I'm not sure when this happened but some how I've become the world's punching bag. Everyone seems to be taking everything out on me. Their frustration, their anger, their incompetence, etc.
Some perfect examples:
Hubby is frustrated with work, lots of layoffs, changes and down right lies, but instead of talking things over with his boss, complaining when things are going wrong, he takes it out on me by yelling at me for stupid things. Like for example the other day he was looking for a magazine of his. He swears I moved it off the dinning room table when I cleaned, but I showed him exactly where I had put those magazines and it wasn't there. Low and behold, he had taken it upstairs to the bedroom with him the night before. No I'm sorry for yelling, no apology of any kind. I'm just suppose to take it and not let it bother me.

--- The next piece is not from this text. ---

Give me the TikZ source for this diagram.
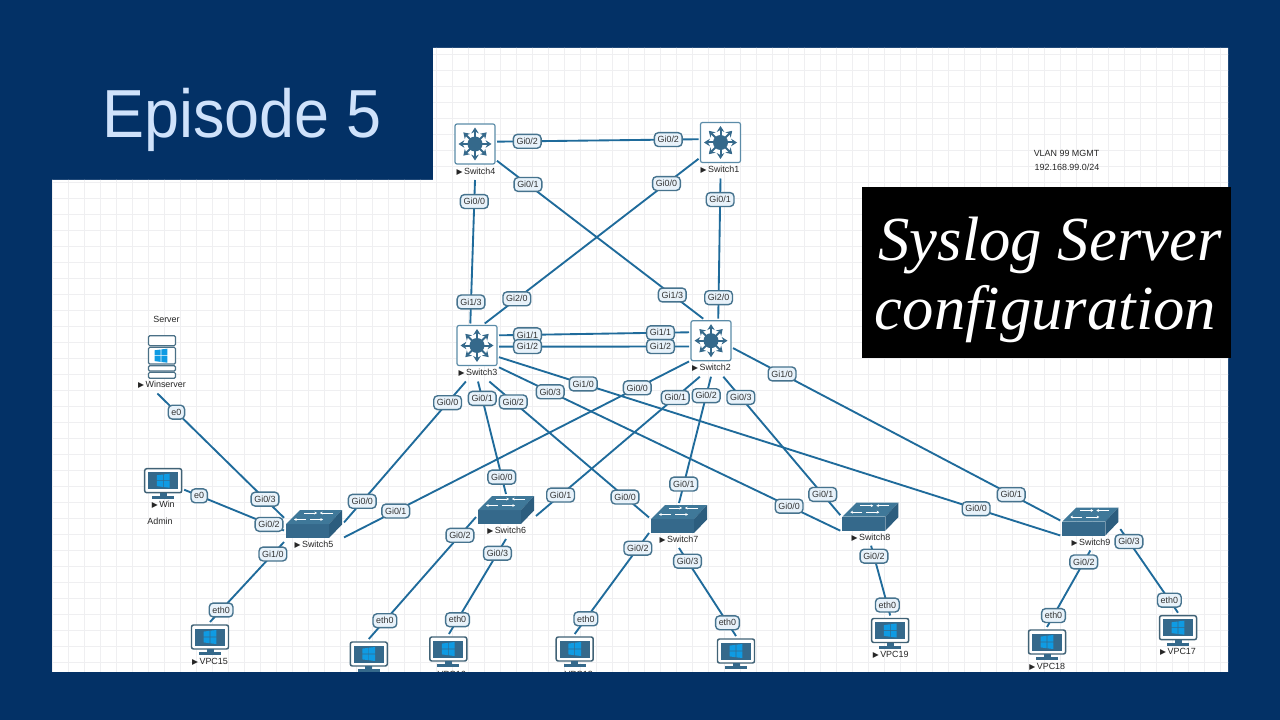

My brother is having some kind of mid-life crisis and is unhappy with aspects of his life. He wants to be married and have kids, but he hasn't found the right girl. So it appears to myself and other family members that he is jealous of the life I have (hubby, home and hopes of a family). The last few times I've seen him he has just been out and out mean: yelling, making fun of me, trying to hit me in the face with a pilates ball and infact cracking the bone in my wrist. Again never an apology I'm just suppose to allow him to treat me like dirt.

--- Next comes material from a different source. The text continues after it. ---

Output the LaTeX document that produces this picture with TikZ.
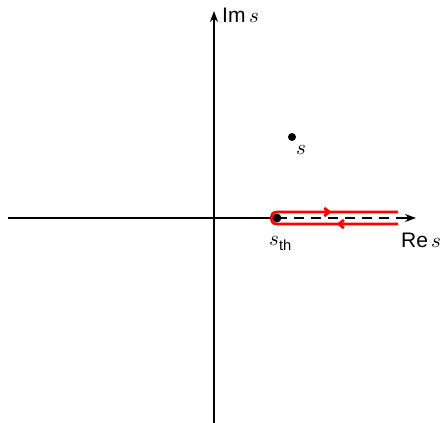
\documentclass[tikz,border=0pt]{standalone}
\usepackage{amsmath}
\usepackage{fontspec}
\setsansfont{Liberation Sans}
\usepackage{unicode-math}
\setmathfont{Latin Modern Math}
\usetikzlibrary{arrows.meta,decorations.markings}
\begin{document}
\begin{tikzpicture}[x=1pt,y=-1pt,
  axis/.style={line width=2.9pt,-{Stealth[length=11pt,width=8pt]}},
  lbl/.style={font=\fontsize{21}{25}\selectfont, inner sep=0pt},
  contour/.style={red, line width=2.8pt,
    postaction={decorate, decoration={markings,
      mark=at position 0.235 with {\arrow{Straight Barb[length=5pt,width=8pt]}},
      mark=at position 0.745 with {\arrow{Straight Barb[length=5pt,width=8pt]}}}}}]
\useasboundingbox (0,0) rectangle (440,423);
\coordinate (L) at (8,218);
\coordinate (R) at (416,218);
\coordinate (B) at (214,423);
\coordinate (T) at (214,11);
\coordinate (sth) at (277,218);
\coordinate (sp) at (292,137);
\coordinate (Rend) at (404,218);
% axes
\draw[axis] (B) -- (T);
\draw[line width=2.9pt] (L) -- (sth);
\draw[line width=2.9pt, dash pattern=on 10pt off 7pt] (sth) -- (Rend);
\draw[axis] (Rend) -- (R);
% contour
\draw[contour] (398,224) -- (277,224) .. controls (269,224) and (269,212) .. (277,212) -- (398,212);
% points
\fill (sth) circle[radius=4.4];
\fill (sp) circle[radius=4];
% labels
\node[lbl, anchor=base west] (ims) at (222,23) {\textsf{Im}\,$s$};
\node[lbl, anchor=base west] (res) at (401,247) {\textsf{Re}\,$s$};
\node[lbl, anchor=base west] (sthl) at (269,245) {$s_{\text{\sffamily th}}$};
\node[lbl, anchor=base west] (sl) at (296,154) {$s$};
\end{tikzpicture}
\end{document}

My boss, is stressed and is letting things slip through the cracks at work. He tells one person he's doing someting, someone else another story, and on and on. Then yep, I'm the one to blame. I especially love this when I have no idea that these things are suppose to be happening or taking place. Tomorrow we are the host county for a large regional news conference. But he has done little to prepare for it. He picked a spot at a company that has very tight and high security so it takes about 5 minutes to even get on the grounds. Yep, there are about 40 people coming. That will take forever.
He hasn't written the press release or script or agenda. Now its my fault they aren't done. He told me that someone at another county was doing it. Now she's pissed at me for not doing it because she was told I was preparing it all. He actually told me to start doing my job better. To which I replied I would love to do my job better but I can't do it at all if I don't know when things have to be done.

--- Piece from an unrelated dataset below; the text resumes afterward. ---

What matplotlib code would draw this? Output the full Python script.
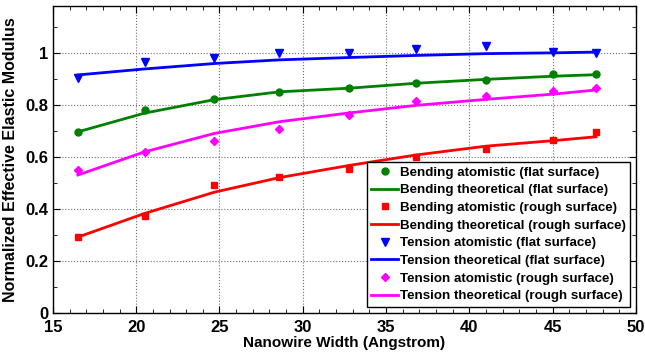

My so-called best friend was suppose to spend the entire Easter weekend with us in Indiana. We're both from Illinois and she now lives in California. For months we've been planning this. A relaxing weekend with shopping, a spa visit and wine--no stresses no family, etc.
All of the sudden she is feeling guilty for not visiting her parents so she's going to spend one night with them. Okay, I get that. Then turns into I don't want to bother you and hubby. No bother we're excited about having you, etc. To, I can't wait to see you for Saturday only (no longer for 4 days now just Saturday). Okay, wait time? Suddenly I'm hounding her about the visit and their are other people she NEEDS to see. Okay, I understand that as well. But how is asking what time hounding.
It turned out she decided not to come out to see us at all. Instead of calling and saying it is going to be too hard to get there or even asking us to come to Chicago (which we would have done) I get a TEXT message saying "Sowee I suck."
I was livid and replied, "YEP YOU DO SUCK"
I'm not sure why the karma Gods have decided I need to become the world's punching bag but I am. I'm tired of people treating me like dirt and expecting me to take it and to not care about me at all. These are suppose to be the people who love me or at least like me. I'm not going to take it any longer.